Substituting back $$y = f(g(x))$$, the derivative of the outer part is:

$$-\frac{1}{2} (f(g(x)))^{-3/2}$$

**step3 Apply the Chain Rule for the inner function**

Next, we need to find the derivative of the inner function, which is $$f(g(x))$$. This is also a composite function, so we apply the chain rule again. Here, the outermost function is $$f$$ and the innermost function is $$g(x)$$. The derivative of $$f(g(x))$$ with respect to $$x$$ is the derivative of $$f$$ with respect to its argument ($$g(x)$$), multiplied by the derivative of $$g(x)$$ with respect to $$x$$.
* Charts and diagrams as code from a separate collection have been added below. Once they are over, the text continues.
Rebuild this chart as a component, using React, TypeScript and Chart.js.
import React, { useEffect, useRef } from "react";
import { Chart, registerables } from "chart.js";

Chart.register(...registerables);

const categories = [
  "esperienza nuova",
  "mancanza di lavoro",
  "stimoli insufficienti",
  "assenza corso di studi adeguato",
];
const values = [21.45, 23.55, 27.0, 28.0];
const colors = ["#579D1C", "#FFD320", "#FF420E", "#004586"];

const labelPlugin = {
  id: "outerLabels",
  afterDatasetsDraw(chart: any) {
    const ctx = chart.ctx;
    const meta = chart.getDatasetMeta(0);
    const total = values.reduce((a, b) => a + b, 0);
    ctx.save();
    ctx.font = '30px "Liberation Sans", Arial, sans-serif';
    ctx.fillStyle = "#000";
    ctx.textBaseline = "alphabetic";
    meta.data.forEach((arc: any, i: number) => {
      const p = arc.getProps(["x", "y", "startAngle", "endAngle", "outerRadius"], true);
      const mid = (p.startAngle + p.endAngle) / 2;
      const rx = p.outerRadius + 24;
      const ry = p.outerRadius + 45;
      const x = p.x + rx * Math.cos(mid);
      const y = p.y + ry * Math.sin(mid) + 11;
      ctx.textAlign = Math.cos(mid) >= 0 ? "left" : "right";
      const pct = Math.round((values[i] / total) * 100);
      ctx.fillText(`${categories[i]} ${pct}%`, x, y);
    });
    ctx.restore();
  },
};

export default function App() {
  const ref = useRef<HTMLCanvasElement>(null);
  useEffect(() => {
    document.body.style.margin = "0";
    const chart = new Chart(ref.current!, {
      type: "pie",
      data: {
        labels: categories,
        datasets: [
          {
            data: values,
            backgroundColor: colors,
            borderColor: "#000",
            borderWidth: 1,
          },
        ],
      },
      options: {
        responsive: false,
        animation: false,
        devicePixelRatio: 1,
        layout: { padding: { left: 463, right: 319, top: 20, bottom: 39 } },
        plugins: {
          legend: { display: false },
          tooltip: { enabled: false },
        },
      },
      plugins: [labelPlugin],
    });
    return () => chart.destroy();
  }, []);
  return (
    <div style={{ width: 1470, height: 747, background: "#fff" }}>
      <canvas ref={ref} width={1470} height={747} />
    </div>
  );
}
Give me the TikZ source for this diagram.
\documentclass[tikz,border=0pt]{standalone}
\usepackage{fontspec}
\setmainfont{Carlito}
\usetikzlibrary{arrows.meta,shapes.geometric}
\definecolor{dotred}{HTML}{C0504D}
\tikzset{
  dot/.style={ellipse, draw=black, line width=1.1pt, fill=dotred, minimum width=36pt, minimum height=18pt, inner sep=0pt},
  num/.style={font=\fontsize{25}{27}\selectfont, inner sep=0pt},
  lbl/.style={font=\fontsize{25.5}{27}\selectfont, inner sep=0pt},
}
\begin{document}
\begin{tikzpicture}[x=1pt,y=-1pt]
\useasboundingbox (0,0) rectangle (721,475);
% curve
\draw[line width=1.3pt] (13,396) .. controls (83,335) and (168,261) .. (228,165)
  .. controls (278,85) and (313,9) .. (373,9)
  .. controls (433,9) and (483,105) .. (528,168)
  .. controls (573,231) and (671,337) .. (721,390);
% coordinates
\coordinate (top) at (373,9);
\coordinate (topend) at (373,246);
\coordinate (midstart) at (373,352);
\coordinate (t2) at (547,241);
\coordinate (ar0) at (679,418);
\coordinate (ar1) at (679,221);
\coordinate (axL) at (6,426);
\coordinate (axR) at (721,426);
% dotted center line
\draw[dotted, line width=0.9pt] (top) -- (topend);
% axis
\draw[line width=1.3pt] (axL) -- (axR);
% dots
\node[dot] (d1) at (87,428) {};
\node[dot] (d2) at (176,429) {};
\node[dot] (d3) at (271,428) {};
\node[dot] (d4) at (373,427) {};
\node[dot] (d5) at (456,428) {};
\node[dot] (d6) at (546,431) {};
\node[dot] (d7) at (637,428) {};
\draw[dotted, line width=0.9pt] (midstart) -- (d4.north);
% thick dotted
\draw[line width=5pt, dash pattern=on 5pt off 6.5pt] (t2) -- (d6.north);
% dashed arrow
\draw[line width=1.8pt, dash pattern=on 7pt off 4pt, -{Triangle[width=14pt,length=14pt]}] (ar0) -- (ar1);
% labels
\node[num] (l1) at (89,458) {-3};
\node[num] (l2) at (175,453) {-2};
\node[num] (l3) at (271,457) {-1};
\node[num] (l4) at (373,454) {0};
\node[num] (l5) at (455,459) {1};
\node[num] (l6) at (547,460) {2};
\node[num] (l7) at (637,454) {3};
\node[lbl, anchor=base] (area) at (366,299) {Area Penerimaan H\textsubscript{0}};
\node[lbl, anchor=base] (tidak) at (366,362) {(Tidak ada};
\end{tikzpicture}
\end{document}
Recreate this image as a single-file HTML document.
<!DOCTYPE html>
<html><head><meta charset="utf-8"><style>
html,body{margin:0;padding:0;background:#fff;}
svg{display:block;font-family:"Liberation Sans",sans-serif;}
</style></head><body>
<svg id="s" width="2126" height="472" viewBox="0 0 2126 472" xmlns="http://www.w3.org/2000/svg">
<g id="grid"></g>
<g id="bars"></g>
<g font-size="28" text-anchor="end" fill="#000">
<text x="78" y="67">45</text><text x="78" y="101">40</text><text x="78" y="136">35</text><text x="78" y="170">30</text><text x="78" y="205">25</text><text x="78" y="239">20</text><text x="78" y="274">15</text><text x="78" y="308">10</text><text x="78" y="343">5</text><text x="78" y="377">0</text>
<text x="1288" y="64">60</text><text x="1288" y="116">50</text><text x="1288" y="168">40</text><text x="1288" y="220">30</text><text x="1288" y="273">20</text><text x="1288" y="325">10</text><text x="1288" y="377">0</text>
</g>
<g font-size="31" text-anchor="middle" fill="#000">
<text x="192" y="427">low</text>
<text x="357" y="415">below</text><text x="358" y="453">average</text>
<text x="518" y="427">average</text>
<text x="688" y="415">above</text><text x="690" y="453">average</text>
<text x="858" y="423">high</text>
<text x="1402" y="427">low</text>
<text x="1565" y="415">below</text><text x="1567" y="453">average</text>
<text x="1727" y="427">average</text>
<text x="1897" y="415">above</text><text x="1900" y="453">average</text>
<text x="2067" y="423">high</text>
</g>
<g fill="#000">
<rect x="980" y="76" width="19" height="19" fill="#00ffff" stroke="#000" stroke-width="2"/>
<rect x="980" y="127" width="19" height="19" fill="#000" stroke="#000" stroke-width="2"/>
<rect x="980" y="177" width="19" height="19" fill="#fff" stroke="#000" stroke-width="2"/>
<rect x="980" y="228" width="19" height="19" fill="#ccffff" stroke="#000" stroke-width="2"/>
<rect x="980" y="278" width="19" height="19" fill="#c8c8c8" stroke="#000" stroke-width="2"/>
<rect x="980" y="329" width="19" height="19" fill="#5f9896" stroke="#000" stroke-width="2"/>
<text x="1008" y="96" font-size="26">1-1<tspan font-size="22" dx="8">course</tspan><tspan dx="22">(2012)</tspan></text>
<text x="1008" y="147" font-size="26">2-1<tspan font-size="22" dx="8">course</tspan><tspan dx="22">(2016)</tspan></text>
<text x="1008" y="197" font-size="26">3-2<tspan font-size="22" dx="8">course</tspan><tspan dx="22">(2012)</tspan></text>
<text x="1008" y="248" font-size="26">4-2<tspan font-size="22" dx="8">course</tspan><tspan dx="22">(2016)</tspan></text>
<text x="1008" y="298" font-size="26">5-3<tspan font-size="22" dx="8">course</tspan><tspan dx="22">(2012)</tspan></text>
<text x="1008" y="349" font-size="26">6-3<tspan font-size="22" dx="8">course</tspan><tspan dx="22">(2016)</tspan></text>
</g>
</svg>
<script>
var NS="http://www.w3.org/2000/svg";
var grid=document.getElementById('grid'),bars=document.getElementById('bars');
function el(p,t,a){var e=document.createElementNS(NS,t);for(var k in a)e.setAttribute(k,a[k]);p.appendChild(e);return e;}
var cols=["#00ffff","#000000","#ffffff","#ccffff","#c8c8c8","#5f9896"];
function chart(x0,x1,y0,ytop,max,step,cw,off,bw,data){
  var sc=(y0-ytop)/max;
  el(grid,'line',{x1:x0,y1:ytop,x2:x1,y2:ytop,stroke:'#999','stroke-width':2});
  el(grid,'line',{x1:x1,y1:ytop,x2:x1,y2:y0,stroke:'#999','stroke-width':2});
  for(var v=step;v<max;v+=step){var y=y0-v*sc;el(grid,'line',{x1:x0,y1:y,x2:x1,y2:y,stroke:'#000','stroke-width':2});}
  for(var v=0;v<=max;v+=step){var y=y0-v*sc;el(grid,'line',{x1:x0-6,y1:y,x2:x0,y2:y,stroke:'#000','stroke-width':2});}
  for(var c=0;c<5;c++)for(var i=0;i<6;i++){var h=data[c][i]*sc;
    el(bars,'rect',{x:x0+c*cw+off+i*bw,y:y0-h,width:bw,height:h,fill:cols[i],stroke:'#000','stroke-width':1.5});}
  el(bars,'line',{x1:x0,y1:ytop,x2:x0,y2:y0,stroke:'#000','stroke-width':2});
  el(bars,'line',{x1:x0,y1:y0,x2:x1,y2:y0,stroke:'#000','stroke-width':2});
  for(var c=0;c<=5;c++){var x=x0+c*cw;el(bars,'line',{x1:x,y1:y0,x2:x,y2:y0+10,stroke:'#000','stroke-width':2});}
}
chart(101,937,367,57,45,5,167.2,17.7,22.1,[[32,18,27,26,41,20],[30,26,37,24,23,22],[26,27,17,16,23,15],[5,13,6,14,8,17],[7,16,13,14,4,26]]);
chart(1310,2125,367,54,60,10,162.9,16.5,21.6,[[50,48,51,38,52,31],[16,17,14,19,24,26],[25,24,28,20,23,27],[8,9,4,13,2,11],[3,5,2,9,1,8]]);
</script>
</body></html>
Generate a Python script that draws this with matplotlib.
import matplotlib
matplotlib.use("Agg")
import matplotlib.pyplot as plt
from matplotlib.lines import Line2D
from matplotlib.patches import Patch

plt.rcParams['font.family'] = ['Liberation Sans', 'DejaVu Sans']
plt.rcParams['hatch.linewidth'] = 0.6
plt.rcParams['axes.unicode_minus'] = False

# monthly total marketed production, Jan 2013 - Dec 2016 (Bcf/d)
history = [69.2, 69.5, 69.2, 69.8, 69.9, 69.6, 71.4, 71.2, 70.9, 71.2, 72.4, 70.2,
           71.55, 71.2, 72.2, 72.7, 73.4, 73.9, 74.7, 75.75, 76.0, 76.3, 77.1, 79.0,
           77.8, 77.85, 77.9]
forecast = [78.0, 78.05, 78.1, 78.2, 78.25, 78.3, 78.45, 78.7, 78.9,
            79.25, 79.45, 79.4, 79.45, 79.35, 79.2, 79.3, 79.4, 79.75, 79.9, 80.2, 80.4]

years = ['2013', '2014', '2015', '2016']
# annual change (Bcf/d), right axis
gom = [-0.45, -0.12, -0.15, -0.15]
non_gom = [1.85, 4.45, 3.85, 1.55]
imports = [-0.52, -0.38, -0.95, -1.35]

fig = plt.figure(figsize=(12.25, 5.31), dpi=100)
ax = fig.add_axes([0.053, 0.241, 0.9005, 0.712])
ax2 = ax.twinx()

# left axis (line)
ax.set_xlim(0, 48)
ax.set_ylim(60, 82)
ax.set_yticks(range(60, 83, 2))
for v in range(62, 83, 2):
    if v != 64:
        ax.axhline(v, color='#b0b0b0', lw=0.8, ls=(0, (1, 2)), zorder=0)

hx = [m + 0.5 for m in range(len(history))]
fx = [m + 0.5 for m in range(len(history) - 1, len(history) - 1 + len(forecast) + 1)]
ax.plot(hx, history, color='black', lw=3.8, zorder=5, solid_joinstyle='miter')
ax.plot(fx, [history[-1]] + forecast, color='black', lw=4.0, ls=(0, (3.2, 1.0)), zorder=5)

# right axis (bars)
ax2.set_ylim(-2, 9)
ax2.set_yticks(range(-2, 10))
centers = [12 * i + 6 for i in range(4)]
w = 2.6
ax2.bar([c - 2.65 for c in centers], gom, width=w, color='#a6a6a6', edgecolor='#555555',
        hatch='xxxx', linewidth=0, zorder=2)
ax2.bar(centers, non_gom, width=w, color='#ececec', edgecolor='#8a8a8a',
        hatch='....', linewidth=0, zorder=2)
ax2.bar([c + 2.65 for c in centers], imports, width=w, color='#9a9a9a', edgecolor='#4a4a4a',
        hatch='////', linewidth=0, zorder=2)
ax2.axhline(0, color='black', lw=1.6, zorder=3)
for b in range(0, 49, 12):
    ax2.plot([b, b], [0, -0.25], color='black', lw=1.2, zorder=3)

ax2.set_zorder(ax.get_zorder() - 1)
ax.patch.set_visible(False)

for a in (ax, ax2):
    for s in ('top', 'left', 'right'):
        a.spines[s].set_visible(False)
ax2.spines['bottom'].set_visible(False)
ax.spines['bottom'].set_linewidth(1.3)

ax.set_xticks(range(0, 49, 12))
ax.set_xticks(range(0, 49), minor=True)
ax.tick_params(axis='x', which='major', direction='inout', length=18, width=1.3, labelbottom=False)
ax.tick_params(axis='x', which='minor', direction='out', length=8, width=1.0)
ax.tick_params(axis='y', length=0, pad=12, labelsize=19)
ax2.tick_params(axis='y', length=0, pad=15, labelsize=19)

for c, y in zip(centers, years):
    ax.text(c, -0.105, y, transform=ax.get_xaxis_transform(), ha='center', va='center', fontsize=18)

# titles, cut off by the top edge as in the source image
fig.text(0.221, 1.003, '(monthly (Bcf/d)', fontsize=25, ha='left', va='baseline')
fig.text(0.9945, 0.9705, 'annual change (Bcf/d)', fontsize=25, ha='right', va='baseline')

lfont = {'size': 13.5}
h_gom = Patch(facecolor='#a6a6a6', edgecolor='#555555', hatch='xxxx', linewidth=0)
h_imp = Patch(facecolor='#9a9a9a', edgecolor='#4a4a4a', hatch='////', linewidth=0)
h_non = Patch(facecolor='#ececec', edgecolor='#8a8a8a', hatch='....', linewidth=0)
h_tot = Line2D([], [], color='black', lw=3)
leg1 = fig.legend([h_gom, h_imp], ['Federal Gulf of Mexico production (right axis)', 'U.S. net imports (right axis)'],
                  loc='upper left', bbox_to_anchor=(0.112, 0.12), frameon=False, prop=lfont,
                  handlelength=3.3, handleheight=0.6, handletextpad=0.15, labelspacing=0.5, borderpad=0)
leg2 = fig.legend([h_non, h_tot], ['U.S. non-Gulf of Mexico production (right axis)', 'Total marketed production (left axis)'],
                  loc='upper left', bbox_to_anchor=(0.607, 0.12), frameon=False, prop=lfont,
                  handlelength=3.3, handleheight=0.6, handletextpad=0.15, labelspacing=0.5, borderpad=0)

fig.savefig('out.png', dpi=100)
$$\frac{d}{dx}(f(g(x))) = f'(g(x)) \cdot g'(x)$$

**step4 Combine the derivatives using the Chain Rule**

Now, we multiply the result from Step 2 (derivative of the outermost function with respect to its argument) by the result from Step 3 (derivative of the inner function). This completes the application of the chain rule to find $$h'(x)$$.

$$h'(x) = \left(-\frac{1}{2} (f(g(x)))^{-3/2}\right) \cdot \left(f'(g(x)) \cdot g'(x)\right)$$

**step5 Simplify the expression**

Finally, we simplify the expression by rewriting the term with the negative exponent in the denominator. Recall that $$a^{-b} = \frac{1}{a^b}$$. Also, $$a^{3/2} = a^1 \cdot a^{1/2} = a\sqrt{a}$$.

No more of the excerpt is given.